Holding — Smith, C.J.
- The North Carolina Supreme Court held that the defendant did not incur personal liability under the agreement to indemnify Mrs. Luke, and therefore the plaintiff could not bring an action against him for the materials provided.
Rule
- A party cannot enforce a contract to which they are not a party, and an indemnity agreement does not create personal liability towards third parties.
Reasoning
- The North Carolina Supreme Court reasoned that the agreement between the defendant and Mrs. Luke was essentially an indemnity arrangement, which meant it was intended to protect Mrs. Luke from liens and encumbrances, not to create a direct obligation to the plaintiff.
- The court noted that the plaintiff's right to seek payment did not arise from the contract between the defendant and Mrs. Luke, as there was no privity between the plaintiff and the defendant.
- The court cited previous cases that supported the idea that a creditor cannot sue based on an agreement made solely between two other parties.
- Furthermore, the court clarified that the defendant held no personal funds to pay the plaintiff and that the agreement only aimed to relieve the property of liens without directly addressing the plaintiff's claim.

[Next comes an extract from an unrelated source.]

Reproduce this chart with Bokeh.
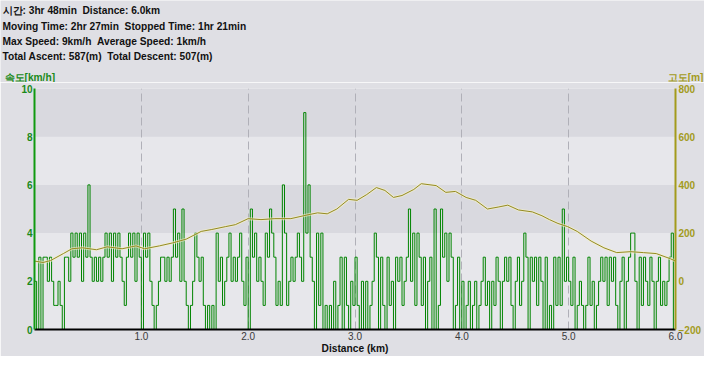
from bokeh.plotting import figure
from bokeh.layouts import column
from bokeh.models import (LinearAxis, Range1d, FixedTicker, PrintfTickFormatter,
                          BoxAnnotation, Label)
from bokeh.embed import file_html
from bokeh.resources import INLINE

# ---------------- data ----------------
step_km = 0.02
# speed samples (km/h), one every 0.02 km, grouped per kilometre
speed_km0 = [2,0,3,0,3, 3,2,3,2,1, 1,2,1,0,3, 3,2,4,3,4, 3,4,2,4,3,
             6,3,2,3,2, 3,2,3,4,3, 4,2,4,3,4, 3,2,1,3,4, 3,4,2,4,3]
speed_km1 = [0,4,3,4,2, 1,0,1,2,3, 3,2,3,2,3, 5,3,4,2,5, 2,1,0,1,2,
             4,3,2,3,1, 0,1,0,1,0, 4,2,3,1,2, 3,4,2,3,2, 3,4,2,1,3]
speed_km2 = [0,5,3,4,2, 3,2,1,4,3, 5,4,3,1,2, 1,6,4,1,2, 3,2,3,4,3,
             2,9,4,6,3, 2,0,4,1,4, 0,1,0,1,0, 2,0,1,3,0, 3,1,0,2,1]
speed_km3 = [3,1,0,2,0, 2,0,1,2,4, 3,0,3,1,0, 3,1,2,0,3, 2,3,1,2,3,
             5,2,4,1,4, 3,1,3,0,2, 3,0,5,0,1, 5,3,4,2,4, 3,0,1,3,0]
speed_km4 = [2,0,1,2,0, 1,2,0,1,2, 3,1,2,0,2, 1,3,2,0,2, 3,2,3,1,0,
             2,3,1,2,4, 3,0,3,2,3, 1,3,2,0,3, 0,1,0,3,1, 3,1,5,2,3]
speed_km5 = [2,1,3,0,1, 2,1,0,1,3, 1,2,0,1,2, 3,2,3,1,3, 2,3,1,0,2,
             3,0,2,3,4, 4,2,0,3,1, 3,2,1,3,2, 0,2,3,1,2, 1,2,3,4,0]
speed_end = [2]

elev_km = [0.00, 0.08, 0.15, 0.27, 0.35, 0.45, 0.58, 0.68, 0.82, 0.95,
           1.03, 1.17, 1.29, 1.42, 1.56, 1.66, 1.79, 1.88, 2.00, 2.12,
           2.25, 2.40, 2.56, 2.65, 2.74, 2.83, 2.94, 3.02, 3.11, 3.20,
           3.28, 3.36, 3.44, 3.55, 3.62, 3.76, 3.85, 3.94, 4.04, 4.13,
           4.24, 4.34, 4.43, 4.53, 4.66, 4.75, 4.82, 4.90, 4.99, 5.08,
           5.21, 5.33, 5.45, 5.58, 5.70, 5.82, 5.95, 6.00]
elev_m = [84, 78, 86, 115, 135, 139, 131, 143, 135, 147,
          135, 147, 159, 175, 207, 215, 227, 235, 260, 256,
          260, 260, 276, 284, 280, 300, 340, 336, 360, 389,
          377, 348, 356, 381, 405, 397, 369, 373, 348, 336,
          300, 308, 316, 296, 288, 272, 256, 240, 227, 207,
          167, 139, 119, 123, 119, 115, 94, 84]

summary_lines = ["시간: 3hr 48min \u00a0Distance: 6.0km",
                 "Moving Time: 2hr 27min \u00a0Stopped Time: 1hr 21min",
                 "Max Speed: 9km/h \u00a0Average Speed: 1km/h",
                 "Total Ascent: 587(m) \u00a0Total Descent: 507(m)"]
speed_title = "속도[km/h]"
elev_title = "고도[m]"
dist_title = "Distance (km)"
speed_ticks = [0, 2, 4, 6, 8, 10]
elev_ticks = [-200, 0, 200, 400, 600, 800]
dist_ticks = [1, 2, 3, 4, 5, 6]
light_bands = [(0, 4), (6, 8)]

speed = speed_km0 + speed_km1 + speed_km2 + speed_km3 + speed_km4 + speed_km5 + speed_end
dist = [round(i * step_km, 2) for i in range(len(speed))]

# ---------------- styles ----------------
GREEN = "#008400"
GREEN_TXT = "#1a8a1a"
OLIVE = "#a39b1c"
OUTER = "#dfdfe4"
DARK_BAND = "#d9d9df"
LIGHT_BAND = "#e7e7eb"
FONT = "Liberation Sans"
FS = "10.2px"

W = 704
HEAD_H, MAIN_H = 82, 274
LEFT, RIGHT, TOP, BOTTOM = 34, 24, 6, 24


def style_axis(ax, color, standoff, bold=True):
    ax.major_tick_line_color = None
    ax.minor_tick_line_color = None
    ax.major_tick_out = 0
    ax.major_tick_in = 0
    ax.minor_tick_out = 0
    ax.minor_tick_in = 0
    ax.major_label_standoff = standoff
    ax.major_label_text_color = color
    ax.major_label_text_font = FONT
    ax.major_label_text_font_size = "10px"
    ax.major_label_text_font_style = "bold" if bold else "normal"


# ---------- header strip ----------
head = figure(width=W, height=HEAD_H, x_range=Range1d(0, W), y_range=Range1d(HEAD_H, 0),
              x_axis_type=None, y_axis_type=None, output_backend="svg",
              toolbar_location=None, title_location=None, min_border=0, frame_align=False)
head.background_fill_color = OUTER
head.border_fill_color = OUTER
head.outline_line_color = None
head.grid.visible = False
for txt, yy in zip(summary_lines, [10, 26, 41, 56]):
    head.add_layout(Label(x=2, y=yy, text=txt, text_font=FONT, text_font_size=FS,
                          text_font_style="bold", text_color="#111111",
                          text_baseline="alphabetic", text_align="left"))
head.add_layout(Label(x=4, y=76.5, text=speed_title, text_font=FONT, text_font_size=FS,
                      text_font_style="bold", text_color=GREEN_TXT,
                      text_baseline="alphabetic", text_align="left"))
head.add_layout(Label(x=W - 1, y=76.5, text=elev_title, text_font=FONT, text_font_size=FS,
                      text_font_style="bold", text_color=OLIVE,
                      text_baseline="alphabetic", text_align="right"))

# ---------- main chart ----------
chart = figure(width=W, height=MAIN_H, x_range=Range1d(0, 6.0), y_range=Range1d(0, 10),
               output_backend="svg", toolbar_location=None, title_location=None,
               frame_align=False,
               min_border_left=LEFT, min_border_right=RIGHT,
               min_border_top=TOP, min_border_bottom=BOTTOM)
chart.background_fill_color = DARK_BAND
chart.border_fill_color = OUTER
chart.outline_line_color = None

for lo, hi in light_bands:
    chart.add_layout(BoxAnnotation(bottom=lo, top=hi, fill_color=LIGHT_BAND, fill_alpha=1,
                                   line_color=None, level="image"))

chart.ygrid.visible = False
chart.xgrid.ticker = FixedTicker(ticks=dist_ticks)
chart.xgrid.grid_line_color = "#b0b0b8"
chart.xgrid.grid_line_dash = "8 4"
chart.xgrid.grid_line_width = 1

ya = chart.yaxis[0]
ya.ticker = FixedTicker(ticks=speed_ticks)
ya.axis_line_color = "#109a10"
ya.axis_line_width = 2
style_axis(ya, GREEN_TXT, 2)

xa = chart.xaxis[0]
xa.ticker = FixedTicker(ticks=dist_ticks)
xa.formatter = PrintfTickFormatter(format="%.1f")
xa.axis_line_color = "black"
xa.axis_line_width = 2
style_axis(xa, "#3a3a3a", 2, bold=False)
xa.axis_label = dist_title
xa.axis_label_standoff = 0
xa.axis_label_text_font = FONT
xa.axis_label_text_font_size = FS
xa.axis_label_text_font_style = "bold"
xa.axis_label_text_color = "#111111"

chart.extra_y_ranges = {"elev": Range1d(-200, 800)}
ra = LinearAxis(y_range_name="elev", ticker=FixedTicker(ticks=elev_ticks))
ra.axis_line_color = OLIVE
ra.axis_line_width = 2
style_axis(ra, OLIVE, 3)
chart.add_layout(ra, "right")

chart.step(dist, speed, mode="after", line_color=GREEN, line_width=1)

chart.line(elev_km, elev_m, y_range_name="elev", line_color="#f4f0cc", line_width=3, line_alpha=0.6)
chart.line(elev_km, elev_m, y_range_name="elev", line_color="#958b20", line_width=1)

p = column(head, chart, spacing=0)
open("out.html", "w").write(file_html(p, INLINE))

- Thus, the complaint did not establish a viable cause of action against the defendant.
Deep Dive: How the Court Reached Its Decision
Court's Understanding of the Indemnity Agreement
The court recognized that the agreement between the defendant and Mrs. Luke was fundamentally an indemnity arrangement. This agreement was designed to protect Mrs. Luke from any claims that could arise from liens or encumbrances on her property. The court emphasized that the language of the contract indicated it was not intended to create any direct financial responsibility toward the plaintiff, who was not a party to the agreement. The court pointed out that indemnity agreements typically serve to shield one party from liability rather than impose obligations on the indemnitor to third parties. Thus, the court concluded that the defendant's commitment to relieve the property from liens did not translate into personal liability to the plaintiff for the debt owed for the materials provided. The court underscored the necessity of privity in contract law, which requires that a party must be directly involved in a contract to enforce its terms.

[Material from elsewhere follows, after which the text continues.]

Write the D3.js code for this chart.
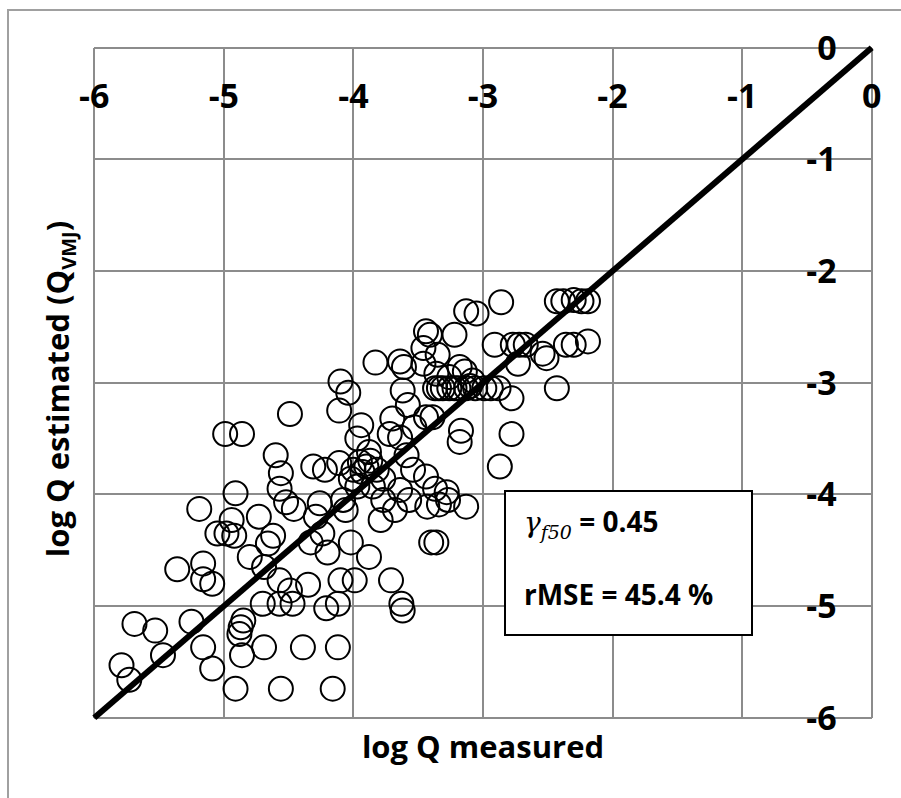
<!DOCTYPE html>
<html>
<head>
<meta charset="utf-8">
<script src="https://cdn.jsdelivr.net/npm/d3@7"></script>
<style>
  body { margin: 0; background: #ffffff; }
  svg { display: block; }
  .tick-label { font-family: "Open Sans", sans-serif; font-weight: bold; font-size: 34px; fill: #000; }
  .axis-title { font-family: "Open Sans", sans-serif; font-weight: bold; font-size: 31px; fill: #000; }
  .box-text { font-family: "Open Sans", sans-serif; font-weight: bold; font-size: 28px; fill: #000; }
</style>
</head>
<body>
<svg id="chart"></svg>
<script>
/**
 * Chart values
 */
var xTicks = [-6, -5, -4, -3, -2, -1, 0];
var yTicks = [0, -1, -2, -3, -4, -5, -6];

// log Q measured
var measured = [
  -3.13, -3.05, -3.44, -3.41, -3.22, -3.46, -3.35, -3.83, -3.64, -3.61,
  -3.46, -3.18, -3.36, -3.26, -3.14, -3.08, -3.37, -3.31, -3.26, -3.19,
  -3.13, -3.06, -3.34, -3.22, -3.10, -4.10, -4.04, -4.11, -3.62, -3.58,
  -3.70, -3.44, -3.39, -3.53, -3.94, -3.72, -3.97, -3.64, -3.17, -3.18,
  -3.88, -3.59, -4.60, -4.56, -4.31, -4.22, -4.11, -3.95, -3.90, -3.82,
  -3.77, -4.02, -3.97, -3.85, -3.54, -3.44, -3.37, -3.28, -3.13, -4.57,
  -4.52, -4.46, -4.91, -5.19, -4.73, -4.26, -4.29, -4.08, -4.06, -3.77,
  -3.68, -3.57, -3.43, -3.64, -3.34, -4.99, -4.86, -4.49, -3.93, -3.87,
  -4.00, -2.86, -2.43, -2.38, -2.30, -2.24, -2.19, -2.19, -2.36, -2.30,
  -2.91, -2.77, -2.72, -2.67, -2.54, -2.51, -2.73, -2.43, -2.99, -2.94,
  -2.88, -2.78, -2.78, -2.87, -4.94, -5.05, -4.98, -4.92, -4.62, -4.66,
  -4.80, -4.69, -4.24, -4.33, -4.20, -4.02, -3.88, -3.79, -3.27, -3.40,
  -3.36, -3.71, -3.63, -3.62, -4.10, -3.99, -4.35, -4.57, -4.49, -4.70,
  -4.57, -4.47, -4.21, -4.12, -5.36, -5.16, -5.16, -5.09, -5.69, -5.53,
  -5.25, -5.47, -5.16, -5.09, -5.79, -5.73, -4.85, -4.87, -4.88, -4.86,
  -4.69, -4.39, -4.12, -4.91, -4.56, -4.16
];

// log Q estimated (Q_VMJ)
var estimated = [
  -2.36, -2.38, -2.54, -2.57, -2.57, -2.69, -2.75, -2.82, -2.81, -2.86,
  -2.83, -2.86, -2.92, -2.95, -2.90, -2.98, -3.05, -3.05, -3.05, -3.05,
  -3.05, -3.05, -3.05, -3.05, -3.03, -2.99, -3.09, -3.25, -3.07, -3.20,
  -3.32, -3.31, -3.31, -3.40, -3.38, -3.46, -3.50, -3.49, -3.43, -3.53,
  -3.62, -3.65, -3.65, -3.81, -3.75, -3.78, -3.72, -3.71, -3.75, -3.78,
  -3.86, -3.86, -3.93, -3.93, -3.78, -3.84, -3.95, -3.98, -4.11, -3.95,
  -4.07, -4.13, -3.99, -4.13, -4.20, -4.08, -4.20, -4.05, -4.14, -4.05,
  -4.14, -4.05, -4.11, -3.96, -4.09, -3.46, -3.46, -3.28, -3.80, -3.70,
  -3.78, -2.28, -2.27, -2.27, -2.26, -2.27, -2.27, -2.63, -2.66, -2.66,
  -2.66, -2.66, -2.66, -2.66, -2.74, -2.78, -2.83, -3.05, -3.05, -3.05,
  -3.05, -3.14, -3.46, -3.75, -4.23, -4.35, -4.35, -4.37, -4.37, -4.44,
  -4.56, -4.65, -4.35, -4.43, -4.52, -4.43, -4.56, -4.23, -4.05, -4.43,
  -4.43, -4.77, -4.98, -5.04, -4.77, -4.77, -4.81, -4.77, -4.86, -4.98,
  -4.98, -4.98, -5.02, -4.98, -4.67, -4.62, -4.76, -4.80, -5.16, -5.22,
  -5.14, -5.44, -5.37, -5.56, -5.53, -5.66, -5.13, -5.19, -5.25, -5.44,
  -5.37, -5.37, -5.37, -5.74, -5.74, -5.74
];

// 1:1 line end points
var lineX = [-6, 0];
var lineY = [-6, 0];

var gammaValue = "0.45";
var rmseValue = "45.4 %";

window.onload = function(){
    drawChart();
};

function drawChart() {
    var width = 901, height = 798;
    var plot = {left: 94.3, right: 871.7, top: 47.7, bottom: 717.7};

    var svg = d3.select("#chart")
        .attr("width", width)
        .attr("height", height);

    // outer chart frame (only top and left edges show)
    svg.append("rect")
        .attr("x", 8)
        .attr("y", 10)
        .attr("width", 1000)
        .attr("height", 1000)
        .style("fill", "none")
        .style("stroke", "#a0a0a0")
        .style("stroke-width", 2);

    var x = d3.scaleLinear().domain([-6, 0]).range([plot.left, plot.right]);
    var y = d3.scaleLinear().domain([-6, 0]).range([plot.bottom, plot.top]);

    // gridlines
    var grid = svg.append("g");
    grid.selectAll("line.v")
        .data(xTicks)
        .enter()
        .append("line")
        .attr("class", "v")
        .attr("x1", function(d){ return x(d); })
        .attr("x2", function(d){ return x(d); })
        .attr("y1", y(-6))
        .attr("y2", y(0));
    grid.selectAll("line.h")
        .data(yTicks)
        .enter()
        .append("line")
        .attr("class", "h")
        .attr("x1", x(-6))
        .attr("x2", x(0))
        .attr("y1", function(d){ return y(d); })
        .attr("y2", function(d){ return y(d); });
    grid.selectAll("line")
        .style("stroke", "#8c8c8c")
        .style("stroke-width", 2)
        .attr("shape-rendering", "crispEdges");

    // points
    var pts = d3.range(measured.length);
    svg.append("g")
        .selectAll("circle")
        .data(pts)
        .enter()
        .append("circle")
        .attr("cx", function(i){ return x(measured[i]); })
        .attr("cy", function(i){ return y(estimated[i]); })
        .attr("r", 12)
        .style("fill", "none")
        .style("stroke", "#000")
        .style("stroke-width", 2);

    // 1:1 line
    svg.append("line")
        .attr("x1", x(lineX[0]))
        .attr("y1", y(lineY[0]))
        .attr("x2", x(lineX[1]))
        .attr("y2", y(lineY[1]))
        .style("stroke", "#000")
        .style("stroke-width", 6);

    // x tick labels (axis crosses at the top)
    svg.append("g")
        .selectAll("text")
        .data(xTicks)
        .enter()
        .append("text")
        .attr("class", "tick-label")
        .attr("x", function(d){ return x(d); })
        .attr("y", y(0) + 60)
        .attr("text-anchor", "middle")
        .text(function(d){ return d === 0 ? "0" : "-" + Math.abs(d); });

    // y tick labels (axis crosses at the right)
    svg.append("g")
        .selectAll("text")
        .data(yTicks)
        .enter()
        .append("text")
        .attr("class", "tick-label")
        .attr("x", x(0) - 35)
        .attr("y", function(d){ return y(d) + 12; })
        .attr("text-anchor", "end")
        .text(function(d){ return d === 0 ? "0" : "-" + Math.abs(d); });

    // axis titles
    svg.append("text")
        .attr("class", "axis-title")
        .attr("x", (plot.left + plot.right) / 2)
        .attr("y", 758)
        .attr("text-anchor", "middle")
        .text("log Q measured");

    var yt = svg.append("text")
        .attr("class", "axis-title")
        .attr("text-anchor", "middle")
        .attr("transform", "translate(69," + 389 + ") rotate(-90)");
    yt.append("tspan").text("log Q estimated (Q");
    yt.append("tspan").attr("dy", 7).style("font-size", "20px").text("VMJ");
    yt.append("tspan").attr("dy", -7).text(")");

    // stats box
    var box = svg.append("g");
    box.append("rect")
        .attr("x", 505)
        .attr("y", 491)
        .attr("width", 247)
        .attr("height", 144)
        .style("fill", "#fff")
        .style("stroke", "#000")
        .style("stroke-width", 2);

    var t1 = box.append("text")
        .attr("class", "box-text")
        .attr("x", 524)
        .attr("y", 532);
    t1.append("tspan")
        .style("font-family", "'DejaVu Serif', serif")
        .style("font-style", "italic")
        .style("font-weight", "normal")
        .style("font-size", "28px")
        .text("\u03B3");
    t1.append("tspan")
        .attr("dy", 7)
        .style("font-family", "'DejaVu Serif', serif")
        .style("font-style", "italic")
        .style("font-weight", "normal")
        .style("font-size", "19px")
        .text("f50");
    t1.append("tspan")
        .attr("dy", -7)
        .text(" = " + gammaValue);

    box.append("text")
        .attr("class", "box-text")
        .attr("x", 524)
        .attr("y", 605)
        .text("rMSE = " + rmseValue);
}
</script>
</body>
</html>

Lack of Privity and Personal Liability
The court elaborated on the principle of privity, explaining that a third party, like the plaintiff, could not enforce a contract to which he was not a party. It noted that the plaintiff's right to seek payment was not derived from the agreement between the defendant and Mrs. Luke, as the plaintiff had no direct relationship with the defendant. The court referenced previous case law to support its reasoning, indicating that creditors cannot pursue claims based on agreements made solely between other parties. This established a clear boundary regarding the enforceability of contracts, which the plaintiff had crossed in his attempt to hold the defendant responsible for the debt owed for the lumber. Additionally, the court clarified that the defendant had no personal funds available to satisfy the plaintiff's claim, further reinforcing the notion that there was no actionable debt between the two parties.
Nature of the Undertaking
The court also examined the nature of the defendant's undertaking, which was primarily to exonerate the property from liens and encumbrances. The agreement specified that the defendant was to ensure the property was free from any claims, thereby providing Mrs. Luke with security against potential liabilities. However, this undertaking did not create an obligation to the plaintiff or alter the existing debt owed to him for the materials supplied. The court made it clear that the indemnity agreement served to protect the property owner rather than establish a creditor-debtor relationship with the plaintiff. Therefore, the court concluded that the plaintiff's assertion of rights against the defendant was misplaced, as the defendant's role was limited to fulfilling obligations to Mrs. Luke, not to the plaintiff.
Equitable Considerations
While the plaintiff attempted to argue that he had a right to follow the funds or seek redress based on equitable principles, the court rejected this notion. It stated that the case did not present a situation that would traditionally be resolved in equity, as it was rooted in contract law. The plaintiff's claim was not based on an equitable interest in the property or a trust-like relationship but purely on a contractual obligation that did not exist between him and the defendant. The court maintained that an action at law, rather than equity, was appropriate for addressing the plaintiff's claim. Therefore, the court found that the plaintiff's argument did not hold sufficient weight to warrant a departure from the established legal principles that govern contract enforcement.
Conclusion of the Court
Ultimately, the North Carolina Supreme Court ruled that the plaintiff could not maintain an action against the defendant for the value of the materials provided. The court determined that the agreement between the defendant and Mrs. Luke did not establish any personal liability for the defendant concerning the plaintiff's claim. By underscoring the importance of privity and the nature of indemnity agreements, the court clarified that the plaintiff's rights were not actionable against the defendant. As a result, the court reversed the lower court's judgment, emphasizing that the plaintiff's complaint failed to outline a viable cause of action. The ruling reinforced the principle that an indemnity agreement does not create direct obligations towards third parties, thereby limiting the avenues available for creditors seeking recovery from unrelated parties.